Penulis: Ridhoino Kristo Sebastianus Melano | Editor: Madrosid
Laporan Wartawan Tribun Pontianak, Ridhoino Kristo Sebastianus Melano
TRIBUNPONTIANAK.CO.ID, SINGKAWANG - Penyuluh bahasa dari Balai Bahasa Kalimantan Barat, Dedy Ari Asfar mengatakan, menurunnya penggunanaan bahasa daerah atau bahasa ibu di lingkungan masyarakat, bukan disebabkan oleh kebijakan pemerintah.
Namun lebih kepada beberapa faktor di antaranya ada yang malu menggunakan bahasa daerah hingga ada juga faktor berupa pengaruh penggunaan media sosial.
"Yang membunuh bahasa daerah bukanlah kebijakan negara, tetapi kita sendiri, tidak pernah negara mengeliminasi bahasa daerah melalui bahasa Indonesia, Salah satu faktor yang berpengaruh adalah saat warga dari desa datang ke kota kemudian dia malu menggunakan bahasa daerahnya meskipun di lingkungan keluarga," katanya, Jumat (13/4/2018).
Baca: Menteri Sosial Akan Kunjungi Sambas
Cara yang baik dalam mempertahankan eksistensi bahasa daerah adalah melalui penggunanaannya di lingkungan keluarga, sehingga kelestarian bahasa ini tetap terjaga.
"Seharusnya peran kita di rumah menggunakan bahasa daerah atau bahasa ibu, agar kelestarian bahasa daerah tetap terjaga," tuturnya.

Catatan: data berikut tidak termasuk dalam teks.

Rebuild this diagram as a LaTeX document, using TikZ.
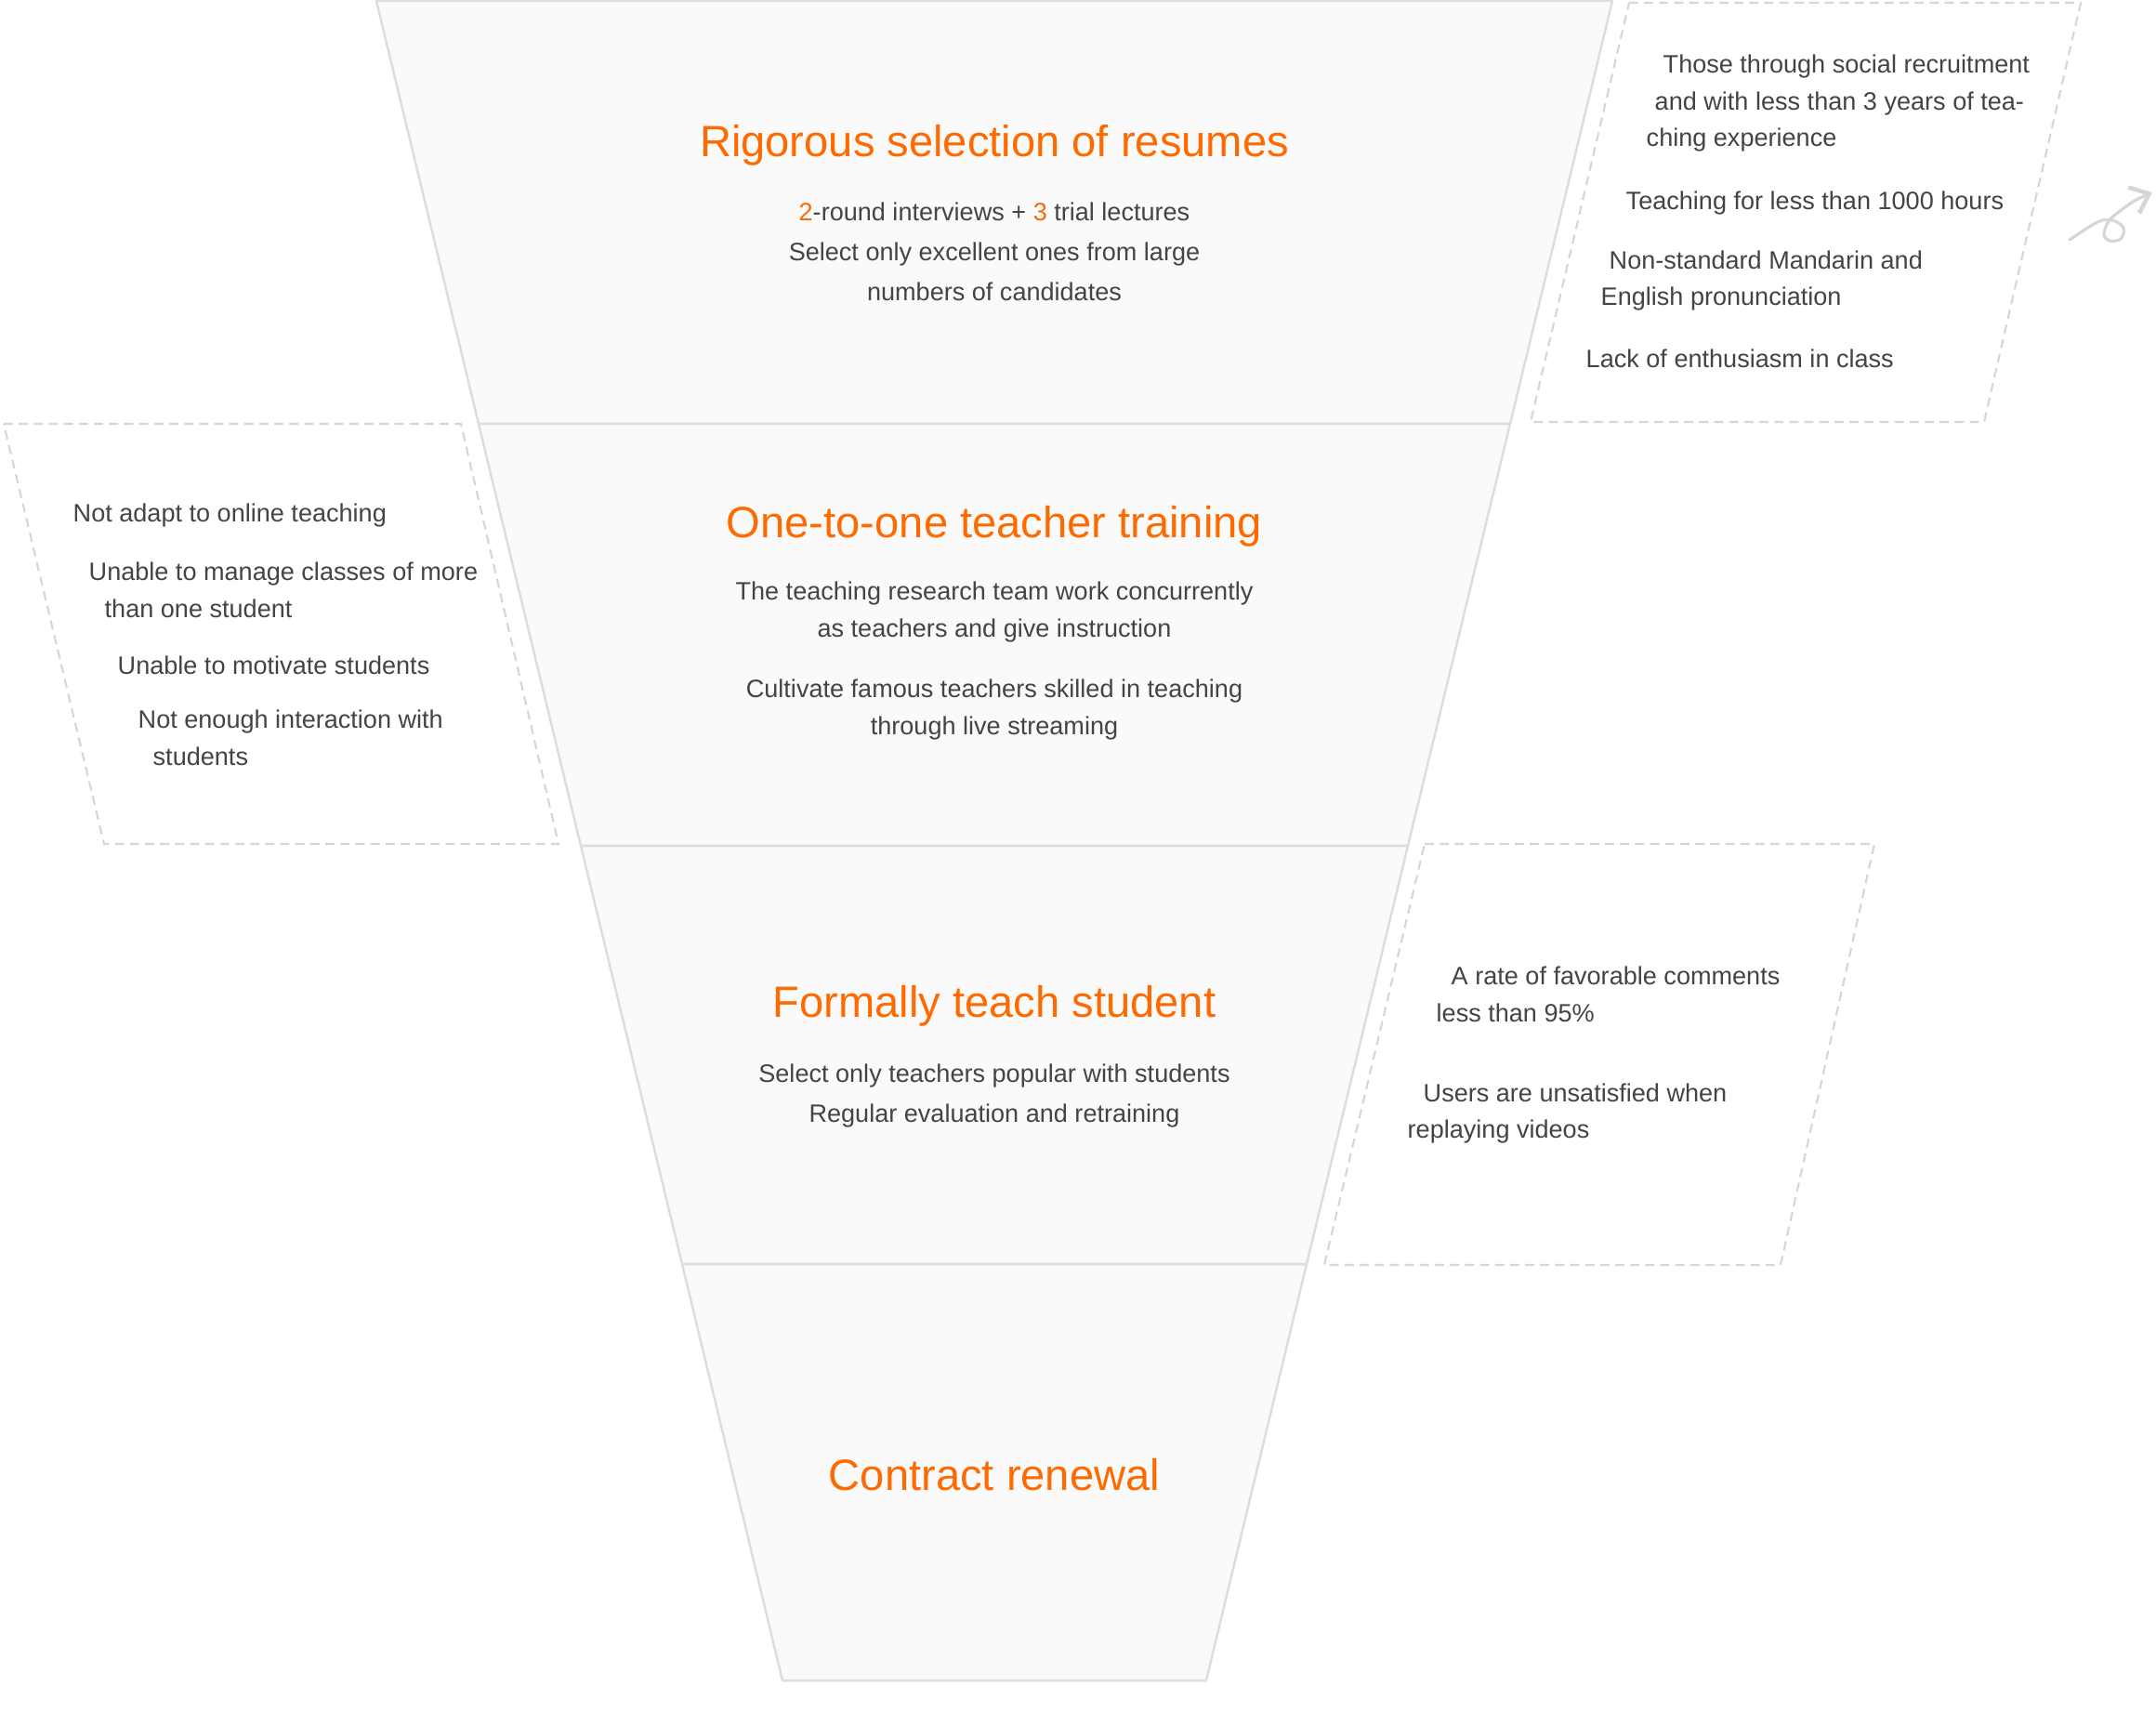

Disisi lain kata Dedy, untuk penggunaan Bahasa Indonesia dapat dilakukan dalam konteks formal, sehingga kemudian baik bahasa daerah maupun bahasa Indonesia dapat menjadi sarana berkomunikasi yang baik.
"Untuk konteks tidak formal bisa digunakan bahasa ibu atau bahasa daerah, namun akan berbeda jika dalam konteks formal maka bahasa Indonesia harus dipergunakan," ujarnya.
Secara garis besar ada tiga bahasa yang terdapat di Indonesia, pertama adalah bahasa daerah kemudian bahasa Indonesia dan terakhir bahasa asing. Bahasa Indonesia merupakan bahasa yang menjadi perekat persatuan bangsa.